The transition from private equity ownership to a public mining company would provide greater visibility into development plans and timing, potentially unlocking significant value for royalty holders. The duo's rough valuation suggests the royalty could trade at levels comparable to recent transactions like Silicon and Merlin, though with higher near-term cash flows and earlier production timelines.
Troilus represents a direct takeover candidate, particularly as the company approaches permitting milestones. Derek suggested the project might benefit from federal government fast-tracking initiatives, which could accelerate permitting beyond current expectations. From an acquirer's perspective, optimal timing would involve completion before the company draws down on project financing, allowing a larger operator to manage construction with potentially lower capital costs.

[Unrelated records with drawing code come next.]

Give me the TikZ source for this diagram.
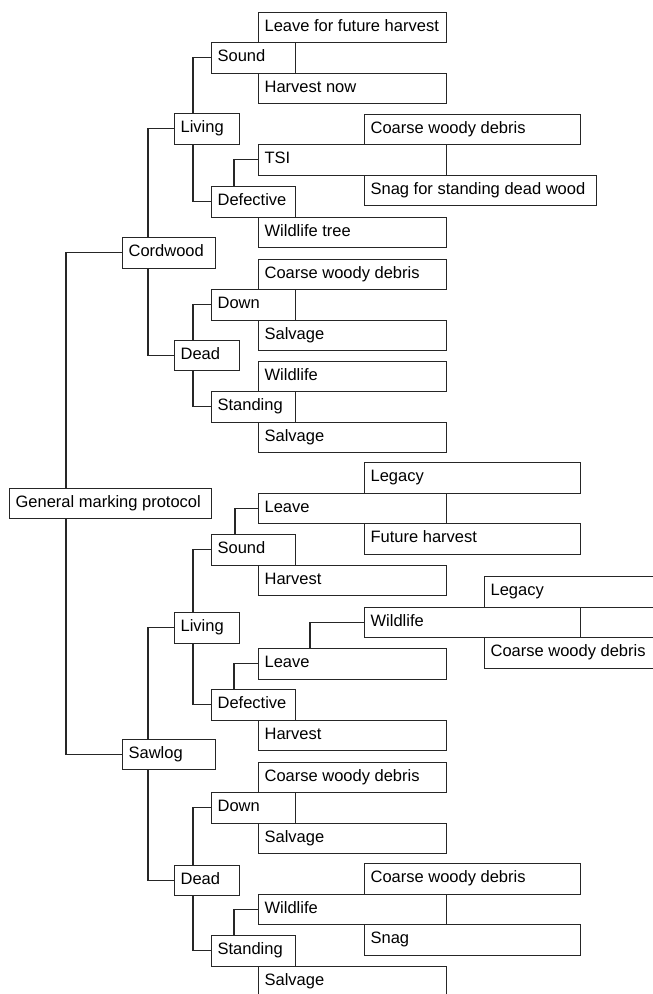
\documentclass[tikz,border=0pt]{standalone}
\usepackage{fontspec}
\setmainfont{Liberation Sans}
\begin{document}
\begin{tikzpicture}[
  x=1pt,y=-1pt,line width=1.2pt,
  box/.style={draw=black!85,anchor=north west,minimum height=30.5pt,inner xsep=6pt,inner ysep=0pt,
    align=flush left,text height=11.5pt,text depth=3.5pt,font=\fontsize{16.5}{19}\selectfont},
  small/.style={box,text width=53pt},
  mid/.style={box,text width=72pt},
  trunk/.style={box,text width=81pt},
  root/.style={box,text width=190pt},
  leaf/.style={box,text width=176pt},
  outer/.style={box,text width=204pt},
  long/.style={box,text width=220pt},
  edge/.style={box,text width=288pt},
  link/.style={draw=black!85}
]
  \useasboundingbox (0,0) rectangle (653,994);
  \clip (0,0) rectangle (653,994);

  % root
  \node[root] (gmp) at (9,487.5) {General marking protocol};

  % cordwood branch
  \node[trunk] (cord) at (122,237) {Cordwood};
  \node[small] (cliv) at (174,113) {Living};
  \node[mid] (csnd) at (211,42) {Sound};
  \node[leaf] (clfh) at (258,11.5) {Leave for future harvest};
  \node[leaf] (chnow) at (258,72.5) {Harvest now};
  \node[mid] (cdef) at (211,186) {Defective};
  \node[leaf] (ctsi) at (258,144) {TSI};
  \node[outer] (ccwd1) at (364,113.5) {Coarse woody debris};
  \node[long] (csnag) at (364,174.5) {Snag for standing dead wood};
  \node[leaf] (cwlt) at (258,216.5) {Wildlife tree};
  \node[small] (cdead) at (174,339.5) {Dead};
  \node[mid] (cdown) at (211,289) {Down};
  \node[leaf] (ccwd2) at (258,258.5) {Coarse woody debris};
  \node[leaf] (csalv1) at (258,319.5) {Salvage};
  \node[mid] (cstand) at (211,391) {Standing};
  \node[leaf] (cwild) at (258,360.5) {Wildlife};
  \node[leaf] (csalv2) at (258,421.5) {Salvage};

  % sawlog branch
  \node[trunk] (saw) at (122,738.5) {Sawlog};
  \node[small] (sliv) at (174,612) {Living};
  \node[mid] (ssnd) at (211,534) {Sound};
  \node[leaf] (sleave1) at (258,492.5) {Leave};
  \node[outer] (slegacy1) at (364,462) {Legacy};
  \node[outer] (sfut) at (364,523) {Future harvest};
  \node[leaf] (sharv1) at (258,564.5) {Harvest};
  \node[mid] (sdef) at (211,689) {Defective};
  \node[leaf] (sleave2) at (258,648) {Leave};
  \node[outer] (swild1) at (364,606.5) {Wildlife};
  \node[edge] (slegacy2) at (484,576) {Legacy};
  \node[edge] (scwd1) at (484,637) {Coarse woody debris};
  \node[leaf] (sharv2) at (258,719.5) {Harvest};
  \node[small] (sdead) at (174,864.5) {Dead};
  \node[mid] (sdown) at (211,792) {Down};
  \node[leaf] (scwd2) at (258,761.5) {Coarse woody debris};
  \node[leaf] (ssalv1) at (258,822.5) {Salvage};
  \node[mid] (sstand) at (211,935) {Standing};
  \node[leaf] (swild2) at (258,893.5) {Wildlife};
  \node[outer] (scwd3) at (364,863) {Coarse woody debris};
  \node[outer] (ssnag) at (364,924) {Snag};
  \node[leaf] (ssalv2) at (258,965.5) {Salvage};

  % elbows going up
  \foreach \p/\c/\dx in {gmp/cord/57, cord/cliv/26, cliv/csnd/19, cdef/ctsi/23, cdead/cdown/19,
      saw/sliv/26, sliv/ssnd/19, ssnd/sleave1/24, sdef/sleave2/23, sleave2/swild1/52,
      sdead/sdown/19, sstand/swild2/23}
    \draw[link] (\p.north west) ++(\dx,0) |- (\c.west);
  % elbows going down
  \foreach \p/\c/\dx in {gmp/saw/57, cord/cdead/26, cliv/cdef/19, cdead/cstand/19,
      saw/sdead/26, sliv/sdef/19, sdead/sstand/19}
    \draw[link] (\p.south west) ++(\dx,0) |- (\c.west);
\end{tikzpicture}
\end{document}
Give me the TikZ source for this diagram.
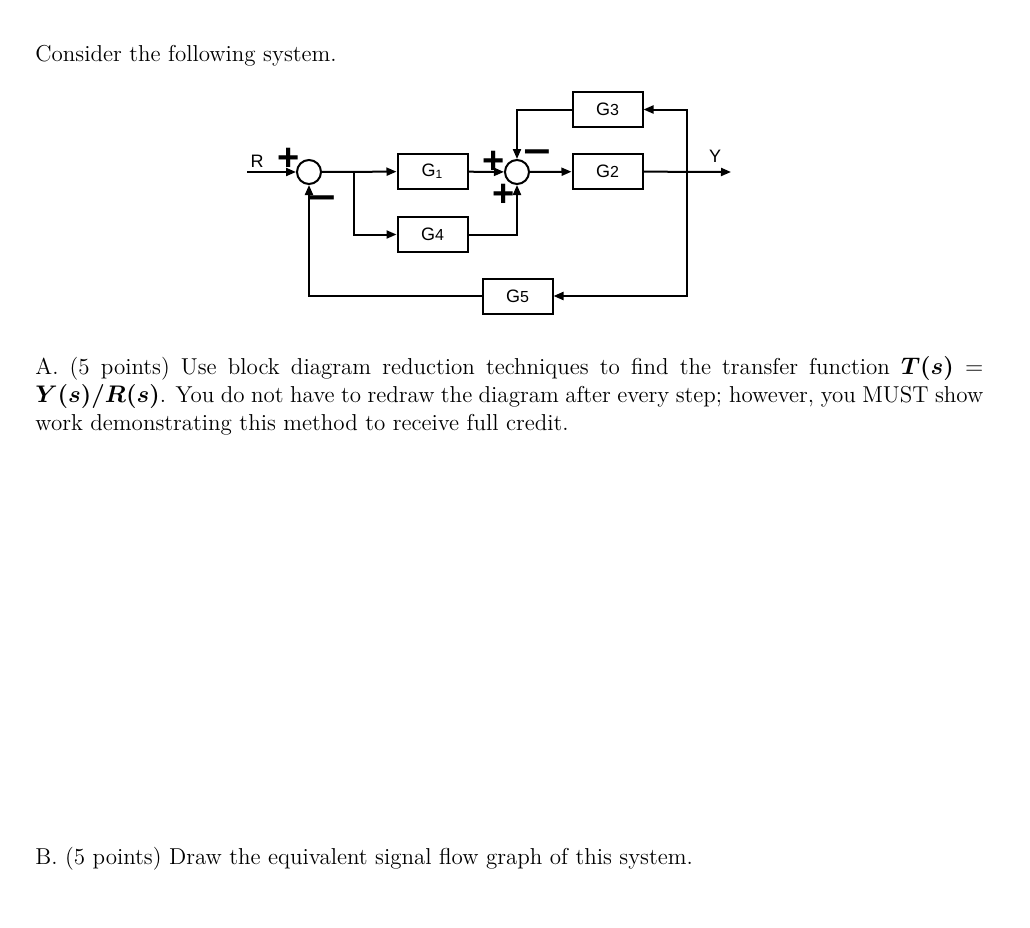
\documentclass[tikz,border=0pt]{standalone}
\usepackage{fontspec}
\newfontfamily\labfont{Liberation Sans}
\usetikzlibrary{arrows.meta}
\begin{document}
\begin{tikzpicture}[x=0.5pt,y=-0.5pt,
  blk/.style={draw, line width=1pt, minimum width=35pt, minimum height=17.5pt, inner sep=0pt, font=\labfont\fontsize{9}{10}\selectfont},
  sumj/.style={draw, circle, line width=1pt, minimum size=12pt, inner sep=0pt},
  wire/.style={line width=1pt},
  sig/.style={wire, -{Triangle[length=5pt,width=4pt]}},
  para/.style={anchor=base west, inner sep=0pt, font=\fontsize{11.5}{14}\selectfont},
  lbl/.style={font=\labfont\fontsize{9}{10}\selectfont, inner sep=0pt},
  plus/.style={inner sep=0pt, font=\labfont\bfseries\fontsize{19}{19}\selectfont},
  minus/.style={inner sep=0pt, font=\labfont\bfseries\fontsize{19}{19}\selectfont}
]
\useasboundingbox (0,0) rectangle (1030,928);

% text
\node[para] (t0) at (35,61) {Consider the following system.};
\node[para] (ta1) at (35,374) {\makebox[474pt][s]{A. (5 points) Use block diagram reduction techniques to find the transfer function {\boldmath$T(s)$} $=$}};
\node[para] (ta2) at (35,402) {\makebox[474pt][s]{{\boldmath$Y(s)/R(s)$}. You do not have to redraw the diagram after every step; however, you MUST show}};
\node[para] (ta3) at (35,430) {work demonstrating this method to receive full credit.};
\node[para] (tb) at (35,864) {B. (5 points) Draw the equivalent signal flow graph of this system.};

% blocks
\node[sumj] (s1) at (309,172) {};
\node[sumj] (s2) at (517,172) {};
\node[blk] (g1) at (432.5,171.5) {G\textsubscript{1}};
\node[blk] (g4) at (432.5,234.5) {G{\fontsize{8}{9}\selectfont 4}};
\node[blk] (g2) at (607.5,171.5) {G{\fontsize{8}{9}\selectfont 2}};
\node[blk] (g3) at (607.5,109.5) {G{\fontsize{8}{9}\selectfont 3}};
\node[blk] (g5) at (517.5,296) {G{\fontsize{8}{9}\selectfont 5}};

\coordinate (rin) at (247,172);
\coordinate (yout) at (731,172);
\coordinate (b1) at (354,172);
\coordinate (b2) at (687,172);

\node[lbl] (lr) at (257,161) {R};
\node[lbl] (ly) at (715,156) {Y};

% signs
\node[plus] (p1) at (288.3,159.5) {+};
\node[minus] (m1) at (322.7,203) {\scalebox{1.25}[1]{−}};
\node[plus] (p2) at (493.3,162) {+};
\node[minus] (m2) at (537,157) {\scalebox{1.25}[1]{−}};
\node[plus] (p3) at (503.3,195.5) {+};

% connectors
\draw[sig] (rin) -- (s1);
\draw[sig] (s1) -- (g1);
\draw[sig] (b1) |- (g4);
\draw[sig] (g1) -- (s2);
\draw[sig] (g4) -| (s2);
\draw[sig] (s2) -- (g2);
\draw[sig] (g2) -- (yout);
\draw[sig] (b2) |- (g3);
\draw[sig] (b2) |- (g5);
\draw[sig] (g3) -| (s2);
\draw[sig] (g5) -| (s1);
\end{tikzpicture}
\end{document}
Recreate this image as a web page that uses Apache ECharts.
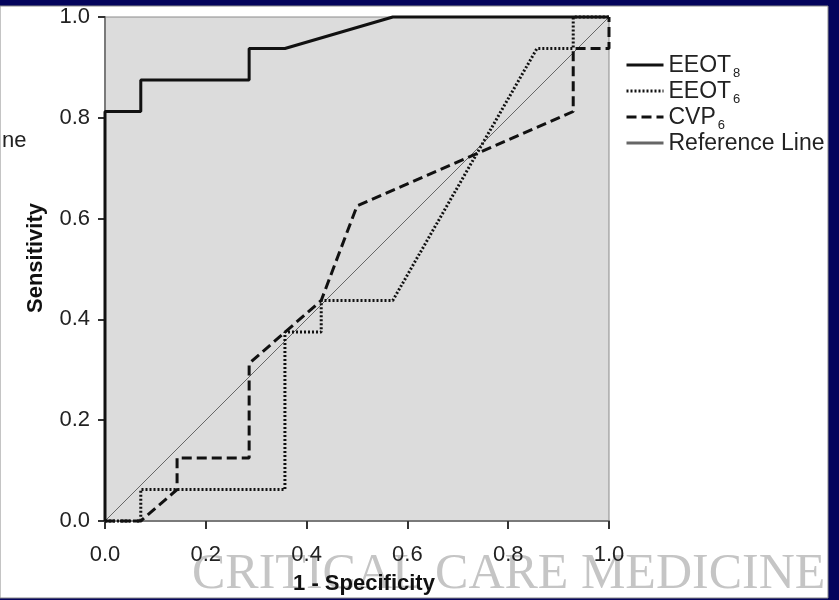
<!DOCTYPE html>
<html>
<head>
<meta charset="utf-8">
<script src="https://cdn.jsdelivr.net/npm/echarts@6/dist/echarts.min.js"></script>
<style>
  html, body { margin: 0; padding: 0; background: #04045c; }
  #chart { width: 839px; height: 600px; }
</style>
</head>
<body>
<div id="chart"></div>
<script>
// ROC curves: 1 - specificity (x) against sensitivity (y)
const axisTicks = [0.0, 0.2, 0.4, 0.6, 0.8, 1.0];

const eeot8X = [0, 0, 0.071, 0.071, 0.286, 0.286, 0.357, 0.571, 1.0];
const eeot8Y = [0, 0.8125, 0.8125, 0.875, 0.875, 0.9375, 0.9375, 1.0, 1.0];

const eeot6X = [0, 0.071, 0.071, 0.357, 0.357, 0.429, 0.429, 0.571, 0.857, 0.929, 0.929, 1.0];
const eeot6Y = [0, 0, 0.0625, 0.0625, 0.375, 0.375, 0.4375, 0.4375, 0.9375, 0.9375, 1.0, 1.0];

const cvp6X = [0, 0.071, 0.143, 0.143, 0.286, 0.286, 0.429, 0.5, 0.929, 0.929, 1.0, 1.0];
const cvp6Y = [0, 0, 0.0625, 0.125, 0.125, 0.3125, 0.4375, 0.625, 0.8125, 0.9375, 0.9375, 1.0];

const refX = [0, 1];
const refY = [0, 1];

// legend entries: [key, main text, subscript]
const legendEntries = [
  ['EEOT8', 'EEOT', '8'],
  ['EEOT6', 'EEOT', '6'],
  ['CVP6', 'CVP', '6'],
  ['Reference Line', 'Reference Line', '']
];

function pairs(xs, ys) { return xs.map((x, i) => [x, ys[i]]); }

const chart = echarts.init(document.getElementById('chart'), null, { renderer: 'canvas' });

const SANS = '"Liberation Sans", Arial, sans-serif';
const labelFont = { fontFamily: SANS, fontSize: 22, color: '#222' };

chart.setOption({
  backgroundColor: '#04045c',
  animation: false,
  graphic: [
    { type: 'rect', z: -10, shape: { x: 0, y: 6, width: 828, height: 592 },
      style: { fill: '#ffffff', stroke: '#8a8a8a', lineWidth: 1 } },
    { type: 'text', z: -5, left: 192, top: 550,
      style: { text: 'CRITICAL CARE MEDICINE', fill: 'rgba(150,150,150,0.55)',
               font: '50px "Liberation Serif", "DejaVu Serif", serif' } },
    { type: 'text', left: 2, top: 130,
      style: { text: 'ne', fill: '#222', font: '22px ' + SANS } }
  ],
  grid: {
    left: 105, right: 230, top: 17, bottom: 79,
    show: true, backgroundColor: '#dcdcdc', borderColor: '#8a8a8a', borderWidth: 1
  },
  legend: {
    data: legendEntries.map(e => e[0]),
    orient: 'vertical',
    left: 620, top: 49,
    itemWidth: 37, itemHeight: 14, itemGap: 0,
    itemStyle: { opacity: 0 },
    lineStyle: { width: 3 },
    textStyle: {
      ...labelFont,
      rich: {
        a: { fontFamily: SANS, fontSize: 23, color: '#222', lineHeight: 22, verticalAlign: 'top' },
        s: { fontFamily: SANS, fontSize: 13, color: '#222', lineHeight: 13, verticalAlign: 'top', padding: [13, 0, 0, 2] }
      }
    },
    formatter: function (name) {
      const e = legendEntries.find(v => v[0] === name);
      return e[2] ? '{a|' + e[1] + '}{s|' + e[2] + '}' : '{a|' + e[1] + '}{s| }';
    }
  },
  xAxis: {
    type: 'value', min: 0, max: 1, interval: 0.2,
    name: '1 - Specificity', nameLocation: 'middle', nameGap: 52,
    nameTextStyle: { ...labelFont, fontWeight: 'bold', color: '#111', padding: [0, 0, 0, 14] },
    axisLine: { show: true, lineStyle: { color: '#7a7a7a', width: 2 } },
    axisTick: { show: true, length: 8, lineStyle: { color: '#333', width: 2 } },
    axisLabel: { ...labelFont, margin: 23, formatter: v => v.toFixed(1) },
    splitLine: { show: false }
  },
  yAxis: {
    type: 'value', min: 0, max: 1, interval: 0.2,
    name: 'Sensitivity', nameLocation: 'middle', nameGap: 58,
    nameTextStyle: { ...labelFont, fontWeight: 'bold', color: '#111', padding: [0, 0, 0, 22] },
    axisLine: { show: true, lineStyle: { color: '#7a7a7a', width: 2 } },
    axisTick: { show: true, length: 7, lineStyle: { color: '#333', width: 2 } },
    axisLabel: { ...labelFont, margin: 15, formatter: v => v.toFixed(1) },
    splitLine: { show: false }
  },
  series: [
    {
      name: 'Reference Line', type: 'line', symbol: 'none', z: 1, clip: false,
      data: pairs(refX, refY),
      lineStyle: { color: '#666', width: 1, type: 'solid' },
      itemStyle: { color: '#666' }
    },
    {
      name: 'CVP6', type: 'line', symbol: 'none', z: 2, clip: false,
      data: pairs(cvp6X, cvp6Y),
      lineStyle: { color: '#111', width: 3, type: [10, 5] },
      itemStyle: { color: '#111' }
    },
    {
      name: 'EEOT6', type: 'line', symbol: 'none', z: 3, clip: false,
      data: pairs(eeot6X, eeot6Y),
      lineStyle: { color: '#111', width: 3, type: [2, 2] },
      itemStyle: { color: '#111' }
    },
    {
      name: 'EEOT8', type: 'line', symbol: 'none', z: 4, clip: false,
      data: pairs(eeot8X, eeot8Y),
      lineStyle: { color: '#111', width: 3, type: 'solid' },
      itemStyle: { color: '#111' }
    }
  ]
});
</script>
</body>
</html>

The Aurion-Rupert consolidation remains a complex situation involving multiple parties including Agnico Eagle and B2Gold. B2Gold's 70% joint venture partnership with Aurion and their recent completion of construction at Nunavut positions them as a potential participant in any resolution. B2Gold's historical expertise in Arctic Circle construction, dating back to their involvement with the Kupol mine in Russia before sanctions-related divestiture.
Portfolio Management & Strategic Positioning
Throughout the discussion, the duo emphasized their systematic approach to portfolio evaluation, describing the necessity of constantly assessing each position's risk-return profile and remaining opportunity. They noted moderate position trimming during the summer to raise capital for new opportunities, indicating selective rather than wholesale portfolio changes.
The team's concentration in certain positions, particularly Omai, reflects high conviction rather than lack of diversification. Their willingness to maintain significant exposures while selectively adding new positions like CANX demonstrates active portfolio management aligned with evolving market opportunities.
Considerations
The discussion highlighted typical seasonal patterns in junior mining markets, with news flow traditionally diminishing during late August before resuming after Labor Day. This creates opportunities for systematic portfolio review and preparation for the busy conference season, when deal-making and corporate development activities typically accelerate.
The duo noted the concentration of cash on established mining companies' balance sheets following strong operational performance, creating potential for increased M&A activity. With limited exceptions like Dundee Precious Metals and Equinox Gold, which are focused on recent acquisitions and operational ramp-ups, most potential acquirers maintain strong financial positions supporting potential transaction activity.
Investment Implications
The comprehensive portfolio review reveals that the duo is positioned for multiple potential catalysts across drilling results, development milestones, and corporate actions through year-end. Their systematic approach to catalyst identification and timing reflects institutional-quality investment methodology applied to junior mining markets. The concentration in select high-conviction positions like Omai, combined with opportunistic additions and selective trimming, demonstrates active portfolio management aligned with evolving market dynamics. Investors should monitor the identified catalyst timeline, particularly Omai's resource update and Arizona Sonoran's PFS, while recognizing that conference season historically accelerates M&A activity that could benefit several portfolio positions.